The EPFO offers extensive guidance through its official circulars available at epfindia.gov.in, while policy clarifications can also be found on the Ministry of Labour and Employment portal at labour.gov.in. Professionals should bookmark these resources for the latest statutory amendments, including interest rate notifications and process updates for electronic challans and returns (ECR). Regular review ensures the calculator inputs remain aligned with regulatory expectations and fosters a culture of compliance across the organization.
Handling Show-Cause Notices in 2018 Context
When EPFO detects non-payment, it issues a show-cause notice requiring the employer to appear for a hearing. In 2018 many establishments faced notices triggered automatically by portal analytics rather than physical inspections. Upon receipt, immediately reconcile ledger entries, prepare payment proofs, and gather mitigating evidence such as bank rejections or system downtimes. If the default stemmed from wage disputes or contractual litigation, document the timeline to show lack of mala fide intent. At the hearing, present a chronological account and any evidence of partial payments. The appellate tribunal’s jurisprudence indicates that proactive cooperation often results in damages set toward the lower end of the slab. Conversely, ignoring notices usually results in ex parte orders with maximum damages. Use the calculator to estimate the worst-case liability and maintain funds ready to comply with the order promptly, which can also demonstrate sincerity if you later appeal.
Best Practices for Future-Proofing Your PF Compliance
- Adopt Digital Workflows: Integrate payroll software with the EPFO unified portal through APIs to avoid manual data entry errors that cause defaults.

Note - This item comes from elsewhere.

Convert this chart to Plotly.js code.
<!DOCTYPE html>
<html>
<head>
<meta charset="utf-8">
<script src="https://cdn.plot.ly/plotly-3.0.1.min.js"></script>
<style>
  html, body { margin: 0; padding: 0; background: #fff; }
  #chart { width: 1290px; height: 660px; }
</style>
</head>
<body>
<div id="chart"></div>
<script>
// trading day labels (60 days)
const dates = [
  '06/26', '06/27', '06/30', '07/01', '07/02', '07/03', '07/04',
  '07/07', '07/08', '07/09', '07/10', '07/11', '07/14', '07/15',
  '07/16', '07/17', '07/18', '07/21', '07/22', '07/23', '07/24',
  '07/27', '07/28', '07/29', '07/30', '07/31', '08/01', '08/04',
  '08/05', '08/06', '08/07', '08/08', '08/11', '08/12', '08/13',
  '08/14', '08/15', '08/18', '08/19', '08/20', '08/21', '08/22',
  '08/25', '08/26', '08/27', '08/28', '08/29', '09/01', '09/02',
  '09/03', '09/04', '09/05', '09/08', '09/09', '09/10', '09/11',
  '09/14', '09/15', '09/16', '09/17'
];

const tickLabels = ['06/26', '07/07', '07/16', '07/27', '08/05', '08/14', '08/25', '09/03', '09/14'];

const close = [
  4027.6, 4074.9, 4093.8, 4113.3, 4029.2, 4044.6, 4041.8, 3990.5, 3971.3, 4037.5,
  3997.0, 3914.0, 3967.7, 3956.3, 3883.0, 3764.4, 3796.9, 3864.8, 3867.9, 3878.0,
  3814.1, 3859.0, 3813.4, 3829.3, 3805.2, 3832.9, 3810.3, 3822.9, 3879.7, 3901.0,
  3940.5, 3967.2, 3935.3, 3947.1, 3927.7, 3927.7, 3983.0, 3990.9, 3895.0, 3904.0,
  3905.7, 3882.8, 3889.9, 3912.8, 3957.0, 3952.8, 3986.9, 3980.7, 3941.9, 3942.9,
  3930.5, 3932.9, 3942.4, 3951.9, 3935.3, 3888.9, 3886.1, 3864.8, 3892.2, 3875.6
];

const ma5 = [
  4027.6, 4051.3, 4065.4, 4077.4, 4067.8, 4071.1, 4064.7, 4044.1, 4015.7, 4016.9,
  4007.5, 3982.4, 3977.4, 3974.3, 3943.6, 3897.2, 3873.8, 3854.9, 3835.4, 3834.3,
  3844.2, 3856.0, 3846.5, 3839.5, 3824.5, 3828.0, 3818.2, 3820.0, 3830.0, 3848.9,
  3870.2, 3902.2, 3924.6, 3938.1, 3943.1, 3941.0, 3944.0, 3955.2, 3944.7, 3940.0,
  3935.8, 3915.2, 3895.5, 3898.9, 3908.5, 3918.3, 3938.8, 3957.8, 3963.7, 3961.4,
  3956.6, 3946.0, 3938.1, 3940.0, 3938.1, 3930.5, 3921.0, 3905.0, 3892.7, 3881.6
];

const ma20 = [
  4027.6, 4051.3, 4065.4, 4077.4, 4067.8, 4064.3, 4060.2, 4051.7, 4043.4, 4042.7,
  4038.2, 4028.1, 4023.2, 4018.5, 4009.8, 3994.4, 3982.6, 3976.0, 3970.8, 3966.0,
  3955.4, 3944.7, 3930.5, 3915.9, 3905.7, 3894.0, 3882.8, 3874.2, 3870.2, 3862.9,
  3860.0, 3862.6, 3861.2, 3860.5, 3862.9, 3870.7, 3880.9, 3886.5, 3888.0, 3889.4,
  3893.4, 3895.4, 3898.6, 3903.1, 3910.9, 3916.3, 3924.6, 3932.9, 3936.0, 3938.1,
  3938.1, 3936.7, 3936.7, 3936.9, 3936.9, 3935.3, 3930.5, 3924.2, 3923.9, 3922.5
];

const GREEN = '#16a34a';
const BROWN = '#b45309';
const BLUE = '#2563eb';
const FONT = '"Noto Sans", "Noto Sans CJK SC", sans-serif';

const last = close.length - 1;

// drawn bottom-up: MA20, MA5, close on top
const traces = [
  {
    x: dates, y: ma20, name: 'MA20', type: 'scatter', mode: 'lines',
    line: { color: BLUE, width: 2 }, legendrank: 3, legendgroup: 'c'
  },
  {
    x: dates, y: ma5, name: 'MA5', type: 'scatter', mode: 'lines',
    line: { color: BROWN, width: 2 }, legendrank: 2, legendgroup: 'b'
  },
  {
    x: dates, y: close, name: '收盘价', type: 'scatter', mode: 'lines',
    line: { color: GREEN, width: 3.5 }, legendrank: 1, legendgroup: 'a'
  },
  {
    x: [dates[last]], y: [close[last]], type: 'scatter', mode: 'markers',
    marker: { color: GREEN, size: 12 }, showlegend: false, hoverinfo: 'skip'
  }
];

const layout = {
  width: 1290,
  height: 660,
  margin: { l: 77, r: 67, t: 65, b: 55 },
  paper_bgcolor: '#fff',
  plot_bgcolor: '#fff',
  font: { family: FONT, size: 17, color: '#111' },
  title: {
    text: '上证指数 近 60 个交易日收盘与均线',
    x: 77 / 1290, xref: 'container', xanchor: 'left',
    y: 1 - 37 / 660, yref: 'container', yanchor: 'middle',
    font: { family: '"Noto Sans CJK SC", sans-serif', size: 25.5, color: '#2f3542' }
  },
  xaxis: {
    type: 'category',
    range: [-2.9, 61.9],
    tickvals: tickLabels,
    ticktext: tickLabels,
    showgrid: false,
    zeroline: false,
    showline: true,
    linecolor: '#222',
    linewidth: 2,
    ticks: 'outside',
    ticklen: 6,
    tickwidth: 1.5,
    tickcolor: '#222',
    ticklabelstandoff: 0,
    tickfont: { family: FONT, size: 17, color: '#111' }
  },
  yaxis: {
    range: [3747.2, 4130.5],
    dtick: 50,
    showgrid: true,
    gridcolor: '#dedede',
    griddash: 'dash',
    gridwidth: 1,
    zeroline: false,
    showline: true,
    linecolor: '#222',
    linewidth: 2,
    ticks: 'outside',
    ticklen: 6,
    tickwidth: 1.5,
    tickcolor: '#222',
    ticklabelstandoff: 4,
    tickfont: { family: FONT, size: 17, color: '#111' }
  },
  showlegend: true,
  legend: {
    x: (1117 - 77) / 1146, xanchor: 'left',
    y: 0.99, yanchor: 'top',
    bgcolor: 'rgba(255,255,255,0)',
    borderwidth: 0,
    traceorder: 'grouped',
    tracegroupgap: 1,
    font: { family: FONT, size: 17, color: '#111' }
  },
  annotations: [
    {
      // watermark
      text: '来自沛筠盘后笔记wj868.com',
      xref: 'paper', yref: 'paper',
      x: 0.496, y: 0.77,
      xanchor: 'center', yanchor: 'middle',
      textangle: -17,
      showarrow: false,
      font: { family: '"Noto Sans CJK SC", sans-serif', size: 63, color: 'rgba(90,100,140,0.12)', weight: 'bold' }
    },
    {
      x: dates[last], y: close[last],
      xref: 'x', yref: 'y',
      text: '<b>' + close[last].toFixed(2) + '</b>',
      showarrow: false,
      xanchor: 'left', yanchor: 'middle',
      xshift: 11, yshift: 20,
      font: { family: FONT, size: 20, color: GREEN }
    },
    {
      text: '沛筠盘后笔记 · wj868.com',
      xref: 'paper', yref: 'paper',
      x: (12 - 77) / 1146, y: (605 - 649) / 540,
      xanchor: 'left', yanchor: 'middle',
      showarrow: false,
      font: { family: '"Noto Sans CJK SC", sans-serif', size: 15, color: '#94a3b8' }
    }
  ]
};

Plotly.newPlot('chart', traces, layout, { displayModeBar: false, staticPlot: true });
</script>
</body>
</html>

- Maintain Reconciliation Logs: Document every ECR submission, challan generated, and bank transaction ID. These logs serve as legal proof if disputes arise.
- Leverage Contingency Funds: Keep a dedicated statutory dues reserve equivalent to at least two months of contributions to cover temporary cash flow stress without missing deadlines.
- Train HR and Finance Teams: Regular training on PF provisions ensures new team members understand the gravity of delays and the methodology of damage calculations.
- Engage with Authorities: Participate in EPFO outreach programs and interact with the Regional Provident Fund Commissioner to clarify doubts and stay informed on compliance drives.
By treating PF obligations with the same seriousness as loan repayments, organizations can avoid the cascading impact of penalties. A single prolonged delay can trigger not only financial outflow but also reputational damage and labor unrest as employees grow concerned about their retirement corpus. The calculator and the guidance in this article are designed to give a comprehensive view of the legal, financial and operational aspects of PF penalty management for 2018. While the formulas remain relevant for subsequent years, always cross-check the latest notifications for any change in rates or slabs. Ultimately, rigorous compliance is the least expensive strategy.